Highly Acid-Resistant CoNPs@Co-N-C Catalyst for the Efficient Aqueous-Phase Hydrogenation of Maleic Acid to Succinic Acid

Aqueous-phase hydrogenation holds significance in achieving the large-scale green production of succinic acid, but the acidic reaction environment poses a considerable challenge in the design of highly active and stable catalysts. Herein, we report a spatial-confinement strategy to fabricate a Co-NPs@Co-N-C core-shell structured catalyst where Co nanoparticles (Co-NPs) are encapsulated tightly by nitrogen-doped graphitic carbon shells (NG), while Co single atoms (Co-SA) are distributed homogeneously on the shells, which exhibits remarkable efficiency and stability in the aqueous-phase hydrogenation of maleic acid for the production of succinic acid in an acidic medium.
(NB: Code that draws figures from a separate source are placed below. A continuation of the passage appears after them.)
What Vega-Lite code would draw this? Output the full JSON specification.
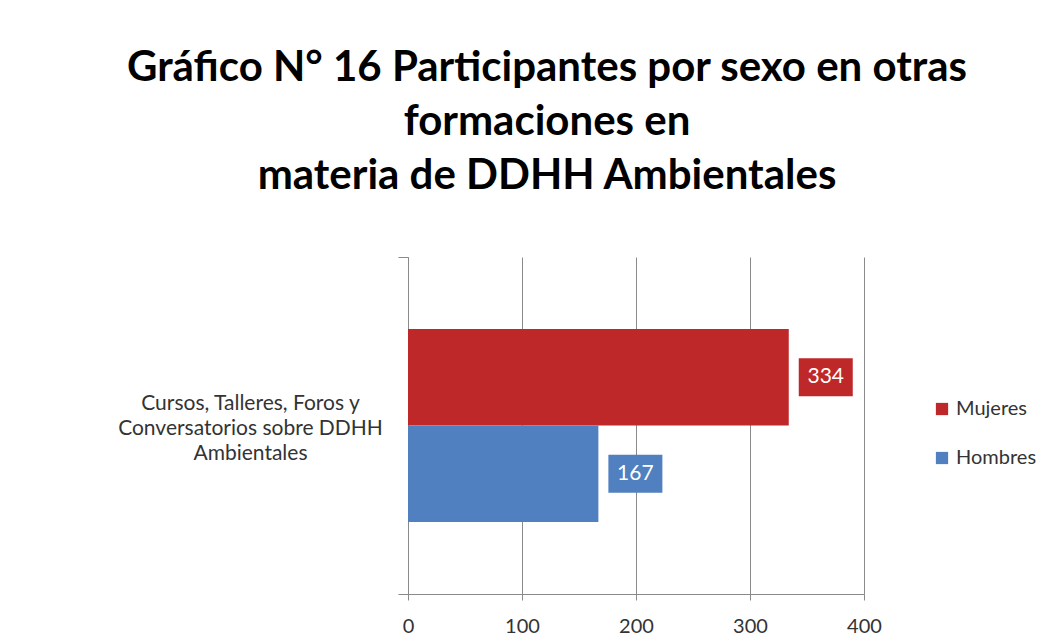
{
  "$schema": "https://vega.github.io/schema/vega-lite/v6.json",
  "autosize": {"type": "none"},
  "width": 456,
  "height": 337,
  "padding": {"left": 408, "top": 257, "right": 193, "bottom": 50},
  "background": "white",
  "title": {
    "text": ["Gráfico N° 16 Participantes por sexo en otras", "formaciones en", "materia de DDHH Ambientales"],
    "anchor": "middle",
    "frame": "group",
    "dx": -89,
    "offset": 48,
    "font": "Lato",
    "fontSize": 42,
    "fontWeight": "bold",
    "lineHeight": 54,
    "color": "#000000"
  },
  "data": {
    "values": [
      {"Formacion": "Cursos, Talleres, Foros y Conversatorios sobre DDHH Ambientales", "Sexo": "Mujeres", "Participantes": 334},
      {"Formacion": "Cursos, Talleres, Foros y Conversatorios sobre DDHH Ambientales", "Sexo": "Hombres", "Participantes": 167}
    ]
  },
  "encoding": {
    "y": {
      "field": "Formacion",
      "type": "nominal",
      "title": null,
      "scale": {"paddingInner": 0, "paddingOuter": 0},
      "axis": {
        "labelExpr": "split(replace(replace(datum.label, 'y Conv', 'y|Conv'), 'DDHH Amb', 'DDHH|Amb'), '|')",
        "labelAlign": "center",
        "labelBaseline": "middle",
        "labelPadding": 148,
        "labelOffset": -22,
        "ticks": true,
        "tickBand": "extent",
        "tickSize": 10,
        "tickColor": "#8a8a8a",
        "labelFont": "Lato",
        "labelFontSize": 21,
        "labelLineHeight": 25,
        "labelColor": "#333333",
        "labelLimit": 400,
        "domainColor": "#8a8a8a"
      }
    },
    "yOffset": {"field": "Sexo", "type": "nominal", "sort": ["Mujeres", "Hombres"], "scale": {"paddingInner": 0, "paddingOuter": 0.746}}
  },
  "layer": [
    {
      "mark": {"type": "bar"},
      "encoding": {
        "x": {
          "field": "Participantes",
          "type": "quantitative",
          "title": null,
          "scale": {"domain": [0, 400], "nice": false},
          "axis": {
            "values": [0, 100, 200, 300, 400],
            "grid": true,
            "gridColor": "#8a8a8a",
            "domainColor": "#8a8a8a",
            "tickColor": "#8a8a8a",
            "tickSize": 6,
            "labelFont": "Lato",
            "labelFontSize": 20,
            "labelColor": "#333333",
            "labelPadding": 16,
            "labelFlush": false
          }
        },
        "color": {
          "field": "Sexo",
          "type": "nominal",
          "scale": {"domain": ["Mujeres", "Hombres"], "range": ["#BF2828", "#5080C0"]},
          "legend": {
            "title": null,
            "orient": "none",
            "legendX": 524,
            "legendY": 142,
            "symbolType": "square",
            "symbolSize": 150,
            "symbolStrokeWidth": 0,
            "labelFont": "Lato",
            "labelFontSize": 20,
            "labelColor": "#333333",
            "rowPadding": 29
          }
        }
      }
    },
    {
      "mark": {"type": "bar", "xOffset": 10, "x2Offset": 64, "size": 38},
      "encoding": {
        "x": {"field": "Participantes", "type": "quantitative"},
        "x2": {"field": "Participantes"},
        "color": {"field": "Sexo", "type": "nominal", "legend": null}
      }
    },
    {
      "mark": {"type": "text", "xOffset": 37, "align": "center", "baseline": "middle", "font": "Lato", "fontSize": 21, "color": "white"},
      "encoding": {
        "x": {"field": "Participantes", "type": "quantitative"},
        "text": {"field": "Participantes", "type": "quantitative"}
      }
    }
  ],
  "config": {"view": {"stroke": null}}
}
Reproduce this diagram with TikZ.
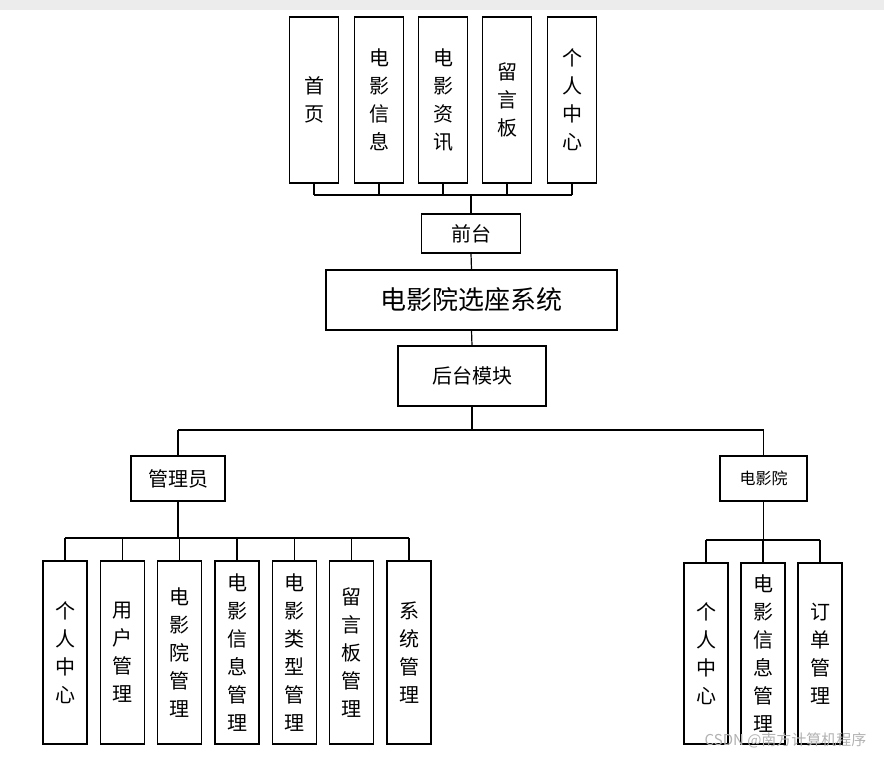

The catalyst achieves 100% conversion of maleic acid, more than 98% selectivity toward succinic acid, and high stability for seven cycles without significant deactivation. The combined characterizations and density functional theory (DFT) calculations further indicate that Co-NP and Co-SA can concurrently optimize the electronic structure of the NG and promote hydrogen dissociation on the surface of the carbon shells. These findings shed light on the unique function of Co-NP-NG-Co-SA composite sites on regulating the hydrogenation active centers and provide a guideline for the further development of highly efficient acid-resistant hydrogenation catalysts.